Nous donnons (fig. 222 à 227) les dessins des six calibres de l’artillerie de François Ier d’après un manuscrit de cette époque, qui a pour titre : Longueur, grosseur, poids et calibres des canons, etc., avec leurs figures. « Il est compris, dit M. Favé, dans un volume de la Bibliothèque impériale, fonds Saint-Germain, portant le no 374. » Ces pièces ont un bouton de culasse, mais elles n’ont pas d’anses comme les pièces de Charles-Quint, Les deux plus grandes seules sont lisses à l’extérieur, avec des renforts à la volée ; les autres sont taillées à pans. Elles ne portent aucun ornement. Non plus que celles de Charles-Quint, elles n’ont de ligne de mire.

Le canon avait 9 pieds 9 pouces 6 lignes de longueur, et pesait 5 300 livres ; son boulet, comme nous l’avons dit, avait 33 livres et 4 onces de poids. Cette pièce était traînée par vingt et un chevaux.

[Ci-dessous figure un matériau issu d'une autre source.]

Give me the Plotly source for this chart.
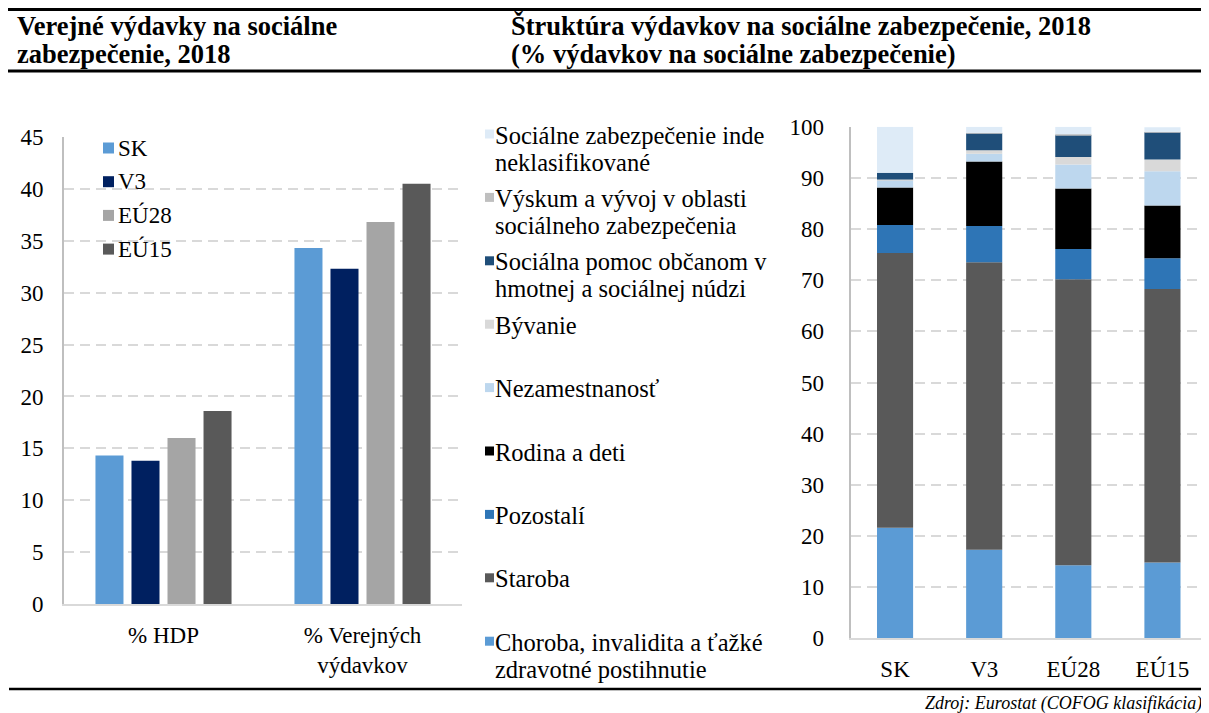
import numpy as np
import plotly.graph_objects as go

# The page body adds an 8px margin; the figure is sized so that it ends
# exactly at the 1209x713 window edge, and screen coordinates are mapped.
OFF = 8
W, H = 1209 - OFF, 713 - OFF

# ---------------- Data: left chart ----------------
groups = ["% HDP", "% Verejných<br>výdavkov"]
countries = ["SK", "V3", "EÚ28", "EÚ15"]
sk_vals = [14.3, 34.3]
v3_vals = [13.8, 32.3]
eu28_vals = [16.0, 36.8]
eu15_vals = [18.6, 40.5]
left_colors = ["#5B9BD5", "#002060", "#A5A5A5", "#595959"]

# ---------------- Data: right chart ----------------
regions = ["SK", "V3", "EÚ28", "EÚ15"]
choroba = [21.6, 17.3, 14.3, 14.8]
staroba = [53.7, 56.2, 55.9, 53.5]
pozostali = [5.5, 7.1, 5.9, 6.0]
rodina = [7.3, 12.6, 11.8, 10.3]
nezam = [1.5, 1.5, 4.7, 6.7]
byvanie = [0.1, 0.7, 1.5, 2.3]
pomoc = [1.3, 3.3, 4.3, 5.3]
vyskum = [0.0, 0.1, 0.1, 0.1]
inde = [9.0, 1.2, 1.5, 0.9]

right_names = [
    ["Choroba, invalidita a ťažké", "zdravotné postihnutie"],
    ["Staroba"],
    ["Pozostalí"],
    ["Rodina a deti"],
    ["Nezamestnanosť"],
    ["Bývanie"],
    ["Sociálna pomoc občanom v", "hmotnej a sociálnej núdzi"],
    ["Výskum a vývoj v oblasti", "sociálneho zabezpečenia"],
    ["Sociálne zabezpečenie inde", "neklasifikované"],
]
right_series = [choroba, staroba, pozostali, rodina, nezam, byvanie, pomoc, vyskum, inde]
right_colors = ["#5B9BD5", "#595959", "#2E75B6", "#000000", "#BDD7EE",
                "#D9D9D9", "#1F4E79", "#BFBFBF", "#DEEBF7"]

FONT = "Liberation Serif"


def px(x):
    return (x - OFF) / W


def py(y):
    return 1 - (y - OFF) / H


fig = go.Figure()

# Left grouped bars
left_series = [sk_vals, v3_vals, eu28_vals, eu15_vals]
for name, vals, col in zip(countries, left_series, left_colors):
    fig.add_trace(go.Bar(x=groups, y=vals, name=name, marker_color=col,
                         marker_line_width=0, showlegend=False,
                         xaxis="x", yaxis="y"))

# Right stacked bars (base from cumulative sums)
bases = np.cumsum([[0] * 4] + right_series[:-1], axis=0)
for lines, vals, base, col in zip(right_names, right_series, bases, right_colors):
    fig.add_trace(go.Bar(x=regions, y=vals, base=list(base), name=" ".join(lines),
                         marker_color=col, marker_line_width=0, width=0.405,
                         offsetgroup="stack", showlegend=False,
                         xaxis="x2", yaxis="y2"))

grid = dict(showgrid=True, gridcolor="#D9D9D9", gridwidth=2, griddash="10px,6px",
            zeroline=False, showline=True, linecolor="#BFBFBF", linewidth=2,
            ticks="outside", tickcolor="rgba(0,0,0,0)", automargin=False,
            tickfont=dict(family=FONT, size=23, color="#000"))
xcommon = dict(showgrid=False, zeroline=False, showline=True, linecolor="#D9D9D9",
               linewidth=2, ticks="outside", tickcolor="rgba(0,0,0,0)", automargin=False,
               tickfont=dict(family=FONT, size=23, color="#000"), type="category")

fig.update_layout(
    width=W, height=H, margin=dict(l=0, r=0, t=0, b=0, autoexpand=False),
    paper_bgcolor="white", plot_bgcolor="white",
    barmode="group", bargap=0.276, bargroupgap=0.222,
    xaxis=dict(domain=[px(64), px(462)], anchor="y", ticklen=9, **xcommon),
    yaxis=dict(domain=[py(604), py(137)], anchor="x", range=[0, 45], dtick=5,
               ticklen=14, **grid),
    xaxis2=dict(domain=[px(850.5), px(1207)], anchor="y2", ticklen=9, **xcommon),
    yaxis2=dict(domain=[py(638.3), py(126.7)], anchor="x2", range=[0, 100], dtick=10,
                ticklen=20, **grid),
)

annotations = []
shapes = []

# Titles
title_font = dict(family=FONT, size=26.5, color="#000")
for x0, lines in [(15, ["<b>Verejné výdavky na sociálne</b>", "<b>zabezpečenie, 2018</b>"]),
                  (509, ["<b>Štruktúra výdavkov na sociálne zabezpečenie, 2018</b>",
                         "<b>(% výdavkov na sociálne zabezpečenie)</b>"])]:
    for i, t in enumerate(lines):
        annotations.append(dict(x=px(x0), y=py(26 + 28 * i), xref="paper", yref="paper",
                                text=t, showarrow=False, xanchor="left", yanchor="middle",
                                font=title_font))

# Horizontal rules
for y0, x0, lw in [(9.5, 7, 3), (71, 7, 3), (689, 9, 2.5)]:
    shapes.append(dict(type="line", xref="paper", yref="paper",
                       x0=px(x0), x1=1, y0=py(y0), y1=py(y0),
                       line=dict(color="#000", width=lw)))

# Source
annotations.append(dict(x=px(1204), y=py(703), xref="paper", yref="paper",
                        text="<i>Zdroj: Eurostat (COFOG klasifikácia)</i>", showarrow=False,
                        xanchor="right", yanchor="middle",
                        font=dict(family=FONT, size=18, color="#000")))

# Left legend
for i, (name, col) in enumerate(zip(countries, left_colors)):
    cy = 148 + 33.7 * i
    shapes.append(dict(type="rect", xref="paper", yref="paper", x0=px(103), x1=px(114),
                       y0=py(cy - 5.5), y1=py(cy + 5.5), fillcolor=col, line_width=0))
    annotations.append(dict(x=px(116), y=py(cy), xref="paper", yref="paper", text=name,
                            showarrow=False, xanchor="left", yanchor="middle",
                            font=dict(family=FONT, size=23, color="#000")))

# Right legend (top to bottom reversed from stacking order)
for i, (lines, col) in enumerate(zip(right_names[::-1], right_colors[::-1])):
    cy = 135 + 63.4 * i
    shapes.append(dict(type="rect", xref="paper", yref="paper", x0=px(485), x1=px(494),
                       y0=py(cy - 5.5), y1=py(cy + 3.5), fillcolor=col, line_width=0))
    for j, t in enumerate(lines):
        annotations.append(dict(x=px(493), y=py(cy + 27 * j), xref="paper", yref="paper",
                                text=t, showarrow=False, xanchor="left", yanchor="middle",
                                font=dict(family=FONT, size=24.5, color="#000")))

fig.update_layout(annotations=annotations, shapes=shapes)
fig.write_html("out.html")
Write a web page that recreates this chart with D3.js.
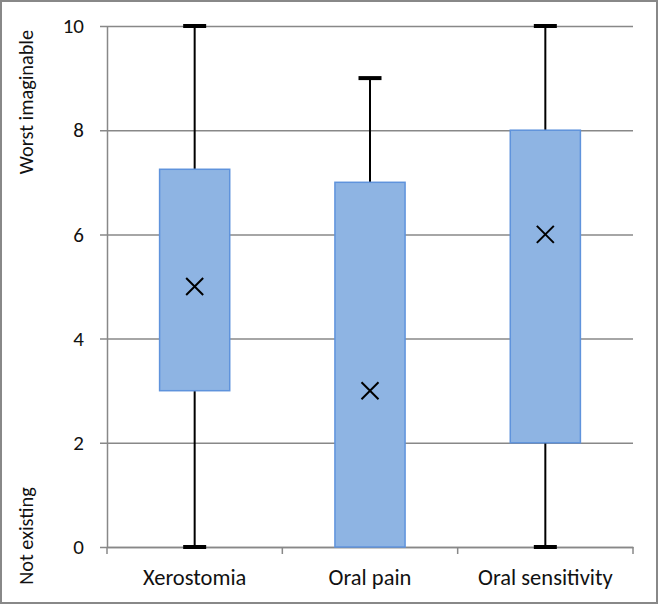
<!DOCTYPE html>
<html>
<head>
<meta charset="utf-8">
<script src="https://cdn.jsdelivr.net/npm/d3@7"></script>
<style>
  body { margin: 0; background: #fff; }
  text { font-family: Carlito, "Open Sans", sans-serif; fill: #111; }
</style>
</head>
<body>
<div id="chart"></div>
<script>
// box plot values
const categories = ['Xerostomia', 'Oral pain', 'Oral sensitivity'];
const minValues = [0, 0, 0];
const q1Values = [3, 0, 2];
const medianValues = [5, 3, 6];
const q3Values = [7.25, 7, 8];
const maxValues = [10, 9, 10];
const yTicks = [0, 2, 4, 6, 8, 10];

const width = 659;
const height = 606;
const margin = { top: 26, right: 26, bottom: 59, left: 107 };
const font = 'Carlito, "Open Sans", sans-serif';

const svg = d3.select('#chart')
  .append('svg')
  .attr('width', width)
  .attr('height', height);

// outer frame
svg.append('rect')
  .attr('x', 1).attr('y', 1)
  .attr('width', width - 3).attr('height', height - 4)
  .attr('fill', 'none')
  .attr('stroke', '#888')
  .attr('stroke-width', 2);

const x = d3.scaleBand()
  .domain(categories)
  .range([margin.left, width - margin.right]);

const y = d3.scaleLinear()
  .domain([0, 10])
  .range([height - margin.bottom, margin.top]);

const plotW = width - margin.left - margin.right;

// gridlines + y labels
const yAxis = svg.append('g')
  .attr('transform', `translate(${margin.left},0)`)
  .call(d3.axisLeft(y).tickValues(yTicks).tickSize(-plotW).tickSizeOuter(0).tickPadding(23));
yAxis.select('.domain').attr('stroke', '#888').attr('stroke-width', 1.5);
yAxis.selectAll('.tick line').attr('stroke', '#888').attr('stroke-width', 1.5).attr('x2', plotW).attr('x1', -7);
yAxis.selectAll('.tick text')
  .style('font-size', '21px').style('font-family', font).attr('fill', '#111');

// x axis
const xAxis = svg.append('g')
  .attr('transform', `translate(0,${height - margin.bottom})`)
  .call(d3.axisBottom(x).tickSize(0).tickPadding(22));
xAxis.select('.domain').attr('stroke', '#888').attr('stroke-width', 1.5);
xAxis.selectAll('.tick text')
  .style('font-size', '22.5px').style('font-family', font).attr('fill', '#111');

// tick marks at category boundaries
const bounds = categories.map(c => x(c)).concat([x(categories[categories.length - 1]) + x.bandwidth()]);
svg.append('g').selectAll('line')
  .data(bounds)
  .enter().append('line')
  .attr('x1', d => d).attr('x2', d => d)
  .attr('y1', y(0)).attr('y2', y(0) + 7)
  .attr('stroke', '#888').attr('stroke-width', 1.5);

// axis titles
svg.append('text')
  .attr('transform', 'translate(33, 102) rotate(-90)')
  .attr('text-anchor', 'middle')
  .style('font-size', '20.3px')
  .text('Worst imaginable');
svg.append('text')
  .attr('transform', 'translate(33, 536) rotate(-90)')
  .attr('text-anchor', 'middle')
  .style('font-size', '20.3px')
  .text('Not existing');

const boxW = x.bandwidth() * 0.4;
const capW = 23;

const groups = svg.selectAll('.box')
  .data(categories)
  .enter().append('g')
  .attr('class', 'box')
  .attr('transform', d => `translate(${x(d) + x.bandwidth() / 2},0)`);

// whiskers
groups.append('line')
  .attr('x1', 0).attr('x2', 0)
  .attr('y1', (d, i) => y(maxValues[i]))
  .attr('y2', (d, i) => y(minValues[i]))
  .attr('stroke', '#000').attr('stroke-width', 2);

groups.filter((d, i) => maxValues[i] > q3Values[i]).append('rect')
  .attr('x', -capW / 2).attr('width', capW)
  .attr('y', d => y(maxValues[categories.indexOf(d)]) - 2).attr('height', 4)
  .attr('fill', '#000');
groups.filter((d, i) => minValues[i] < q1Values[i]).append('rect')
  .attr('x', -capW / 2).attr('width', capW)
  .attr('y', d => y(minValues[categories.indexOf(d)]) - 2).attr('height', 4)
  .attr('fill', '#000');

// boxes
groups.append('rect')
  .attr('x', -boxW / 2).attr('width', boxW)
  .attr('y', (d, i) => y(q3Values[i]))
  .attr('height', (d, i) => y(q1Values[i]) - y(q3Values[i]))
  .attr('fill', '#8EB4E3')
  .attr('stroke', '#5F93DC')
  .attr('stroke-width', 1.5);

// median markers
const m = 8.5;
groups.append('path')
  .attr('d', (d, i) => {
    const cy = y(medianValues[i]);
    return `M${-m},${cy - m}L${m},${cy + m}M${-m},${cy + m}L${m},${cy - m}`;
  })
  .attr('stroke', '#000').attr('stroke-width', 2).attr('fill', 'none');
</script>
</body>
</html>
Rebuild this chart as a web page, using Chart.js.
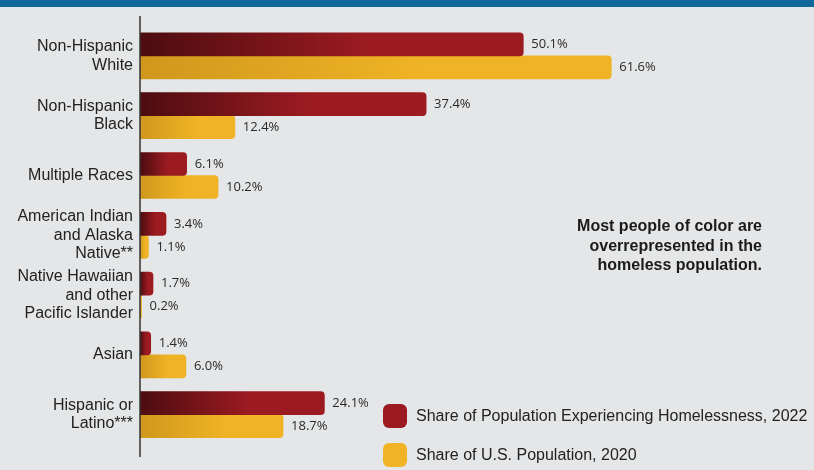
<!DOCTYPE html>
<html>
<head>
<meta charset="utf-8">
<script src="https://cdn.jsdelivr.net/npm/chart.js@4.4.1/dist/chart.umd.min.js"></script>
<style>
  html, body { margin: 0; padding: 0; background: #e5e6e7; }
  #wrap { position: relative; width: 814px; height: 470px; }
</style>
</head>
<body>
<div id="wrap"><canvas id="chart" width="814" height="470"></canvas></div>
<script>
// Categories (y axis), multi-line labels
const categories = [
    ['Non-Hispanic', 'White'],
    ['Non-Hispanic', 'Black'],
    ['Multiple Races'],
    ['American Indian', 'and Alaska', 'Native**'],
    ['Native Hawaiian', 'and other', 'Pacific Islander'],
    ['Asian'],
    ['Hispanic or', 'Latino***']
];

// Series values (%)
const homeless2022 = [50.1, 37.4, 6.1, 3.4, 1.7, 1.4, 24.1];
const usPop2020 = [61.6, 12.4, 10.2, 1.1, 0.2, 6.0, 18.7];

const seriesNames = [
    'Share of Population Experiencing Homelessness, 2022',
    'Share of U.S. Population, 2020'
];

const noteLines = [
    'Most people of color are',
    'overrepresented in the',
    'homeless population.'
];

const palette = {
    red: ['#4c0c10', '#9c1b21'],
    gold: ['#cf981d', '#f0b325'],
    bg: '#e5e6e7',
    band: '#0f6898',
    text: '#222'
};

// gradient along each bar, from the axis to the bar end
function barGradient(stops) {
    return (context) => {
        const chart = context.chart;
        if (!chart.chartArea || context.type !== 'data') return stops[1];
        const x = chart.scales.x;
        const x0 = x.getPixelForValue(0);
        const x1 = x.getPixelForValue(context.raw);
        if (!isFinite(x0) || !isFinite(x1) || x1 - x0 < 1) return stops[1];
        const g = chart.ctx.createLinearGradient(x0, 0, x1, 0);
        g.addColorStop(0, stops[0]);
        g.addColorStop(0.6, stops[1]);
        g.addColorStop(1, stops[1]);
        return g;
    };
}

const extras = {
    id: 'extras',
    beforeDraw(chart) {
        const c = chart.ctx;
        c.save();
        c.fillStyle = palette.bg;
        c.fillRect(0, 0, chart.width, chart.height);
        c.fillStyle = palette.band;
        c.fillRect(0, 0, chart.width, 7);
        c.restore();
    },
    afterDatasetsDraw(chart) {
        const c = chart.ctx;
        c.save();

        // axis line
        const ax = chart.scales.x.getPixelForValue(0);
        c.strokeStyle = '#333';
        c.lineWidth = 1.5;
        c.beginPath();
        c.moveTo(ax, 16);
        c.lineTo(ax, 457);
        c.stroke();

        // value labels
        c.font = '13px "Open Sans", sans-serif';
        c.fillStyle = '#2a2a2a';
        c.textBaseline = 'middle';
        c.textAlign = 'left';
        chart.data.datasets.forEach((ds, i) => {
            chart.getDatasetMeta(i).data.forEach((bar, j) => {
                c.fillText(ds.data[j].toFixed(1) + '%', bar.x + 8, bar.y);
            });
        });

        // note
        c.font = 'bold 16px "Liberation Sans", Arial, sans-serif';
        c.fillStyle = '#1a1a1a';
        c.textAlign = 'right';
        noteLines.forEach((t, i) => c.fillText(t, 762, 227 + i * 19.5));

        // legend
        c.font = '16px "Liberation Sans", Arial, sans-serif';
        c.textAlign = 'left';
        const swatch = [palette.red[1], palette.gold[1]];
        [416, 455].forEach((y, i) => {
            c.fillStyle = swatch[i];
            c.beginPath();
            c.roundRect(383, y - 12, 24, 24, 6);
            c.fill();
            c.fillStyle = palette.text;
            c.fillText(seriesNames[i], 416, y + 1);
        });
        c.restore();
    }
};

new Chart(document.getElementById('chart'), {
    type: 'bar',
    data: {
        labels: categories,
        datasets: [
            {
                label: seriesNames[0],
                data: homeless2022,
                backgroundColor: barGradient(palette.red),
                borderRadius: 4,
                borderSkipped: 'start',
                barThickness: 23,
                categoryPercentage: 0.82
            },
            {
                label: seriesNames[1],
                data: usPop2020,
                backgroundColor: barGradient(palette.gold),
                borderRadius: 4,
                borderSkipped: 'start',
                barThickness: 23,
                categoryPercentage: 0.82
            }
        ]
    },
    options: {
        indexAxis: 'y',
        responsive: false,
        animation: false,
        layout: { padding: { top: 26, bottom: 24, left: 0, right: 0 } },
        plugins: {
            legend: { display: false },
            tooltip: { enabled: false }
        },
        scales: {
            x: { display: false, min: 0, max: 88.1 },
            y: {
                grid: { display: false, drawTicks: false },
                border: { display: false },
                afterFit: (scale) => { scale.width = 140; },
                ticks: {
                    padding: 7,
                    color: palette.text,
                    font: { size: 16, family: '"Liberation Sans", Arial, sans-serif', lineHeight: 1.15 }
                }
            }
        }
    },
    plugins: [extras]
});
</script>
</body>
</html>
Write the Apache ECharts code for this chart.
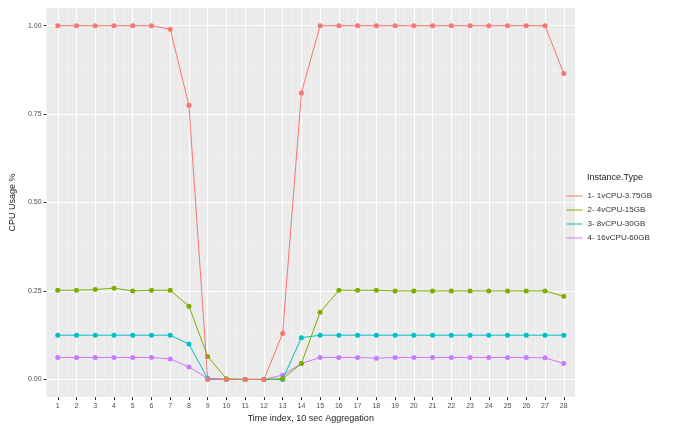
<!DOCTYPE html>
<html><head><meta charset="utf-8">
<script src="https://cdn.jsdelivr.net/npm/echarts@6/dist/echarts.min.js"></script>
<style>html,body{margin:0;padding:0;background:#fff}#main{width:677px;height:428px}</style>
</head><body><div id="main"></div>
<script>
var timeIndex = [1,2,3,4,5,6,7,8,9,10,11,12,13,14,15,16,17,18,19,20,21,22,23,24,25,26,27,28];
var seriesNames = ['1- 1vCPU-3.75GB', '2- 4vCPU-15GB', '3- 8vCPU-30GB', '4- 16vCPU-60GB'];
var colors = ['#F8766D', '#7CAE00', '#00BFC4', '#C77CFF'];
var cpu1 = [1,1,1,1,1,1,0.99,0.775,0.0,0.0,0,0,0.13,0.81,1,1,1,1,1,1,1,1,1,1,1,1,1,0.865];
var cpu4 = [0.252,0.252,0.254,0.258,0.25,0.252,0.252,0.207,0.065,0.002,0,0,0.002,0.045,0.19,0.252,0.252,0.252,0.25,0.25,0.25,0.25,0.25,0.25,0.25,0.25,0.25,0.235];
var cpu8 = [0.125,0.125,0.125,0.125,0.125,0.125,0.125,0.1,0.002,0,0,0,0,0.118,0.125,0.125,0.125,0.125,0.125,0.125,0.125,0.125,0.125,0.125,0.125,0.125,0.125,0.125];
var cpu16 = [0.062,0.062,0.062,0.062,0.062,0.062,0.058,0.035,0.003,0,0,0,0.012,0.045,0.062,0.062,0.062,0.06,0.062,0.062,0.062,0.062,0.062,0.062,0.062,0.062,0.061,0.045];
var yMajor = [0, 0.25, 0.5, 0.75, 1];
var yMinor = [0.125, 0.375, 0.625, 0.875];
var xMinor = timeIndex.slice(0, -1).map(function (v) { return v + 0.5; });

var allData = [cpu1, cpu4, cpu8, cpu16];
var myChart = echarts.init(document.getElementById('main'));
var font = 'Liberation Sans, Arial, sans-serif';
var legendIcon = 'path://M0,4.5L7,4.5L7,3A1.5,1.5 0 1 1 7,6L0,6ZM11,4.5A2,2 0 1 1 11,4.5001M9,4.5L18,4.5L18,6L9,6Z';
var series = allData.map(function (vals, i) {
    return {
        name: seriesNames[i], type: 'line', xAxisIndex: 0, yAxisIndex: 0,
        data: vals.map(function (v, j) { return [timeIndex[j], v]; }),
        symbol: 'circle', symbolSize: 5, showSymbol: true,
        lineStyle: {width: 1, color: colors[i]}, itemStyle: {color: colors[i]},
        z: 5 - i
    };
});
var option = {
    animation: false,
    textStyle: {fontFamily: font},
    grid: [{left: 38, right: 102, top: 8, bottom: 28, show: true, backgroundColor: '#EBEBEB', borderWidth: 0}],
    legend: {
        orient: 'vertical', right: 20, top: 187, itemWidth: 16, itemHeight: 6, itemGap: 6,
        icon: 'path://M0,2.5L16,2.5L16,3.5L0,3.5Z', data: seriesNames,
        textStyle: {fontSize: 8, color: '#333', fontFamily: font}
    },
    graphic: [{type: 'text', right: 34, top: 173, style: {text: 'Instance.Type', font: '9px ' + font, fill: '#222'}}],
    xAxis: [
        {type: 'value', min: 0.4, max: 28.6, name: 'Time index, 10 sec Aggregation', nameLocation: 'middle', nameGap: 16,
         nameTextStyle: {fontSize: 9, color: '#222'},
         axisLine: {show: false, onZero: false}, axisTick: {show: true, length: 3, lineStyle: {color: '#333'}, customValues: timeIndex},
         axisLabel: {fontSize: 7, color: '#4D4D4D', margin: 5, customValues: timeIndex},
         splitLine: {show: true, lineStyle: {color: '#fff', width: 1}}},
        {type: 'value', min: 0.4, max: 28.6, show: true, axisLine: {show: false, onZero: false}, axisTick: {show: false, customValues: xMinor},
         axisLabel: {show: false, customValues: xMinor}, splitLine: {show: true, lineStyle: {color: '#F5F5F5', width: 0.5}}}
    ],
    yAxis: [
        {type: 'value', min: -0.05, max: 1.05, name: 'CPU Usage %', nameLocation: 'middle', nameGap: 26,
         nameTextStyle: {fontSize: 9, color: '#222'},
         axisLine: {show: false, onZero: false}, axisTick: {show: true, length: 3, lineStyle: {color: '#333'}, customValues: yMajor},
         axisLabel: {fontSize: 7, color: '#4D4D4D', margin: 5, customValues: yMajor, formatter: function (v) { return v.toFixed(2); }},
         splitLine: {show: true, lineStyle: {color: '#fff', width: 1}}},
        {type: 'value', min: -0.05, max: 1.05, axisLine: {show: false, onZero: false}, axisTick: {show: false, customValues: yMinor},
         axisLabel: {show: false, customValues: yMinor}, splitLine: {show: true, lineStyle: {color: '#F5F5F5', width: 0.5}}}
    ],
    series: series
};
myChart.setOption(option);
</script></body></html>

La grande couleuvrine avait 9 pieds 10 pouces de longueur, pesait 4 000 livres, lançait un boulet de 13 livres 2 onces, et était traînée par dix-sept chevaux.

La couleuvrine bâtarde était longue de 9 pieds, pesait 2 500 livres, lançait un boulet de 7 livres 2 onces, et avait un attelage de onze chevaux.

La couleuvrine moyenne pesait 1 200 livres, le faucon 700 livres, le fauconneau 410. La

  1. Toutes les désignations des pièces de l’ancienne artillerie furent tirées du nom de certains animaux redoutables : le serpent (serpentine), la couleuvre (couleuvrine), le faucon (faucon, fauconneau et sacre).